Leonardo was also human. He had his flaws. He struggled with focusing on tasks and seeing them completion, he was a huge procrastinator, he missed deadlines, he lost interest when he struggled with something, he never completed the statue, and he never published the treatise on horses he started.

He did not publish most of his works, he did not finish some of his amazing works. Why? Because he viewed his work as work-in-progress and therefore hardly them signed off as complete.

He didn’t deliver The Mosa Lisa, he kept it with him until he died. There is speculation that had he lived another 20 years, he would have gone back to Mona Lisa and worked on it some more.

Leonard’s life was complex, he was an enigma, he was mysterious, he left a lot of questions, why didn’t he deliver his works, why didn’t he publish some of his treaties.

True to Leonardo’s fashion, at the end of his life, he answered all these questions and mysteries about his life with the famous painting of an equally famous and mysterious smile.

Rating:

9/10

Easily one of the best books I have read so far.

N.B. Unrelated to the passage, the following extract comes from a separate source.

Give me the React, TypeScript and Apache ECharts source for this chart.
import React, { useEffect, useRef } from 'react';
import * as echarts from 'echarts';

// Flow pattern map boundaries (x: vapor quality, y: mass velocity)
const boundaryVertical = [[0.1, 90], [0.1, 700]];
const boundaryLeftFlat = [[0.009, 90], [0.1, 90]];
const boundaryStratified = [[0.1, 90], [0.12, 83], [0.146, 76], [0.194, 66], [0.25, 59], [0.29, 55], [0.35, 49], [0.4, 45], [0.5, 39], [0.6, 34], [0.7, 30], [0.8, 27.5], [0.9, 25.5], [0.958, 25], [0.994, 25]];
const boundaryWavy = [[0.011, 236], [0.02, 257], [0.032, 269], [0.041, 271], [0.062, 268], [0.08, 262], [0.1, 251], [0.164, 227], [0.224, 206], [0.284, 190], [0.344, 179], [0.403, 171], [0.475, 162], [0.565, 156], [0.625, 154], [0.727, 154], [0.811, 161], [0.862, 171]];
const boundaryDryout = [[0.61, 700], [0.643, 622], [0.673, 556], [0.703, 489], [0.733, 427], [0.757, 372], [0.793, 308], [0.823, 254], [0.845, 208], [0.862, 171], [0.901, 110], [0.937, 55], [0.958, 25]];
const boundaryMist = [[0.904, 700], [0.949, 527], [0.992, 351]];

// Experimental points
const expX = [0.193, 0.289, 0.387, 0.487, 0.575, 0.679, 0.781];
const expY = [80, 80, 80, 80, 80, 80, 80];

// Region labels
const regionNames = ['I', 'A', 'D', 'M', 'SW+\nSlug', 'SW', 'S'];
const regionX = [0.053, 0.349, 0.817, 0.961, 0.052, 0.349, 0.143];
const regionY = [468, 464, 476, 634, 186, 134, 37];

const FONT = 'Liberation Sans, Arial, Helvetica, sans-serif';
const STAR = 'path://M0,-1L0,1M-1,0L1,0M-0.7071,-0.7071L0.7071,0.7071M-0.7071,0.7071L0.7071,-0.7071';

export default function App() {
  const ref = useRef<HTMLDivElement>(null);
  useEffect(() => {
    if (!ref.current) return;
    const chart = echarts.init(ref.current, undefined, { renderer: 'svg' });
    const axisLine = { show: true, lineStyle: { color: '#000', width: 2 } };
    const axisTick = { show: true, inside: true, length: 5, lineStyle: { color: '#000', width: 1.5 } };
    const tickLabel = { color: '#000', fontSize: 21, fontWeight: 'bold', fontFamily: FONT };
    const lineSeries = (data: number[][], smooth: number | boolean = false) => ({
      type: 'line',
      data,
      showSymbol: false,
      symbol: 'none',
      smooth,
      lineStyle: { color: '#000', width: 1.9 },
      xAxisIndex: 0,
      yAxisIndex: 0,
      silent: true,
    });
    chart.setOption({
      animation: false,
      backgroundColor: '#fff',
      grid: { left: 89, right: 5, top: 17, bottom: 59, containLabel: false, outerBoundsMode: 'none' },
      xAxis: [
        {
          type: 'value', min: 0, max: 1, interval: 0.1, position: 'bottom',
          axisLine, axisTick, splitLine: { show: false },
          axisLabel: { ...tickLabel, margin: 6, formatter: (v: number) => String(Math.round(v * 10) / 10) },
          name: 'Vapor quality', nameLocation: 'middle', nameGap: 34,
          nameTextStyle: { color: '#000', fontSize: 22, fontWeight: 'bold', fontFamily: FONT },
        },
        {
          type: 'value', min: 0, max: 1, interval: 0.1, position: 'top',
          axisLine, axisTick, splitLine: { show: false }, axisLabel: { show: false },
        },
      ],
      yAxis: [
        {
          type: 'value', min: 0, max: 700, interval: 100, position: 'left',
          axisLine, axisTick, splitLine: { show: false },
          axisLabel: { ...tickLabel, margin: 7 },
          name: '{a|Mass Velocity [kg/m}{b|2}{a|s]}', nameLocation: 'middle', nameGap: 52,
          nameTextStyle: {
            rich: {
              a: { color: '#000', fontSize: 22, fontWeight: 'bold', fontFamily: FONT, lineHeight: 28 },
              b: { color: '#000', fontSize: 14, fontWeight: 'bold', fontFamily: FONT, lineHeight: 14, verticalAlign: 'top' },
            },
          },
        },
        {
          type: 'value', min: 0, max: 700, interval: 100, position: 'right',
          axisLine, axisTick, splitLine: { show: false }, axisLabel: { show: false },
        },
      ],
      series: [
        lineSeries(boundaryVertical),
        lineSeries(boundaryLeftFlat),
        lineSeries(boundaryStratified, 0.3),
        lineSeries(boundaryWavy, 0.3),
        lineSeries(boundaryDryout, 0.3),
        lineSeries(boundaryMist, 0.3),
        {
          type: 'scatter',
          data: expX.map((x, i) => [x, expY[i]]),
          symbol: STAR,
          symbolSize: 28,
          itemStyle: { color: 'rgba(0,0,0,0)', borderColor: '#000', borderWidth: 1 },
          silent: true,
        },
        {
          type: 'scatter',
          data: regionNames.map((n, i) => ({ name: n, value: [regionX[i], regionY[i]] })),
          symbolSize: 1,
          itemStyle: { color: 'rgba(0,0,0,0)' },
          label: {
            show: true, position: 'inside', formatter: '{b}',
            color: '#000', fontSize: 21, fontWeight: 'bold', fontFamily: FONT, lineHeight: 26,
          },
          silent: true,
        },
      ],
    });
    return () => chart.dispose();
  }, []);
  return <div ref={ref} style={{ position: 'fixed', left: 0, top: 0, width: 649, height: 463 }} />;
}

This book provides an in-depth analysis of Da Vinci’s life and works. I have always been interested in the Master, though my interests revolved around his magnificent painting. Thanks to this book I have learnt a lot about everything he was interested in.

The book is well-written and the language rather easy to follow, some general knowledge regarding science required at times, though.

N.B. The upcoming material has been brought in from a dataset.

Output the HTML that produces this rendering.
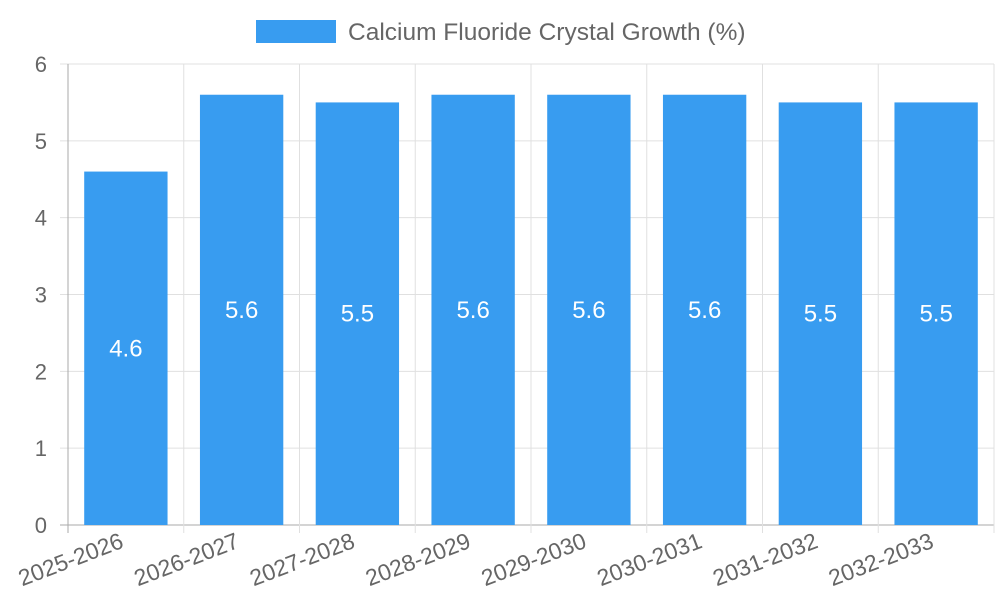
<!DOCTYPE html>
<html><head><meta charset="utf-8"><style>
body{margin:0;background:#fff;font-family:"Liberation Sans",sans-serif}
</style></head><body>
<svg id="c" width="1000" height="600" xmlns="http://www.w3.org/2000/svg">
<rect x="256" y="20" width="80" height="23" fill="#389cf0"/>
<text x="348" y="40" font-size="24.5" fill="#666" font-family="Liberation Sans, sans-serif">Calcium Fluoride Crystal Growth (%)</text>
<g id="g"></g>
</svg>
<script>
const categories=["2025-2026","2026-2027","2027-2028","2028-2029","2029-2030","2030-2031","2031-2032","2032-2033"];
const values=[4.6,5.6,5.5,5.6,5.6,5.6,5.5,5.5];
const yTicks=[0,1,2,3,4,5,6];
const L=68,R=994,T=64,B=525,yMax=6;
const g=document.getElementById('g');
const NS='http://www.w3.org/2000/svg';
const bw=(R-L)/categories.length;
const y=v=>B-v/yMax*(B-T);
const x=i=>L+i*bw;
function el(t,a,txt){const e=document.createElementNS(NS,t);for(const k in a)e.setAttribute(k,a[k]);if(txt!=null)e.textContent=txt;g.appendChild(e);return e;}
yTicks.forEach(v=>{
 const ln=el('line',{x1:L-8,x2:R,y1:y(v),y2:y(v),stroke:v===0?'#aaa':'#e0e0e0','stroke-width':1});
 
 
 const t=el('text',{x:47,y:y(v)+8,'text-anchor':'end','font-size':22,fill:'#666'},v);
 
 
});
for(let i=0;i<=categories.length;i++){
 const ln=el('line',{x1:x(i),x2:x(i),y1:T,y2:B+8,stroke:i===0?'#aaa':'#e0e0e0','stroke-width':1});
 
 
}
categories.forEach((c,i)=>{
 const cx=x(i)+bw/2,w=bw*0.72;
 const r=el('rect',{x:cx-w/2,y:y(values[i]),width:w,height:B-y(values[i]),fill:'#389cf0'});
 
 
 const v=el('text',{x:cx,y:(y(values[i])+B)/2+8,'text-anchor':'middle','font-size':24,fill:'#fff'},values[i].toFixed(1));
 
 
 const t=el('text',{x:cx-1,y:B+22,'text-anchor':'end','font-size':23,fill:'#666',transform:`rotate(-21 ${cx-1} ${B+22})`},c);
 
 
});
</script>
</body></html>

The thing with Walter Isaacson’s book is that they are daunting when you look at them, they are huge. This biography is looooong, like very looooong, like 600 pages long, but once you get started, you wish it did not end. I found myself so immersed in this book that I wished it didn’t end.

This is an amazing book, I thoroughly loved it. Leonardo Da Vinci’s life was something else, but Isaacson’s research and writing style is equally something else.

I highly recommend this book to entrepreneurs and innovators. If you want to be creative, innovative and come up with remarkable ideas, reading about the life of Leonardo da Vinci will be valuable.

Favourite quotes:

  • “Obstacles cannot crush me. Every obstacle yields to stern resolve. He who is fixed to a star does not change his mind.”
  • “Leonardo went from seeking knowledge that could be of practical use and began seeking knowledge for its own sake, out of pure curiosity and joy”
  • “Vision without execution is hallucination. .. Skill without imagination is barren. Leonardo [da Vinci] knew how to marry observation and imagination, which made him history’s consummate innovator.”
  • “Nothing should be so greatly feared as empty fame.”
  • ”’Talent hits a target that no one else can hit,’ wrote the German philosopher Arthur Schopenhauer. ‘Genius hits a target no one else can see.’”
  • “At times Leonardo was troubled by his lack of achievement. As a young man he appears to have developed a reputation for melancholia. “Leonardo,” wrote a friend, “why so troubled?” A sad refrain runs through his notebooks: “Tell me if anything was ever done,” he often sighs. Or in another place: “Tell me if ever I did a thing.”
  • “”As you go about town,” he wrote in one of them [notebooks], “constantly observe, note and consider the circumstances and behavior of men as they talk and quarrel, or laugh, or come to blows.”
  • “For once you have tasted flight, you will forever walk the earth with your eyes turned skyward, for there you have been, and there you will always long to return.”
  • “Although generally considered by his contemporaries to be friendly and gentle, Leonardo was at times dark and troubled. His notebooks and drawings are a window into his fevered, imaginative, manic, and sometimes elated mind. Had he been a student at the outset of the twenty-first century, he may have been put on a pharmaceutical regimen to alleviate his mood swings and attention-deficit disorder. One need not subscribe to the artist-as-troubled-genius trope to believe we are fortunate that Leonardo was left to his own devices to slay his demons while conjuring up his dragons.”
  • “The brutality of war didn’t repulse him as much as it seemed to mesmerize him, and the goriness he described would be reflected in the drawings he made for his battle mural”
  • “He never finished any of the works he began because, so sublime was his idea of art, he saw faults even in the things that to others seemed miracles.”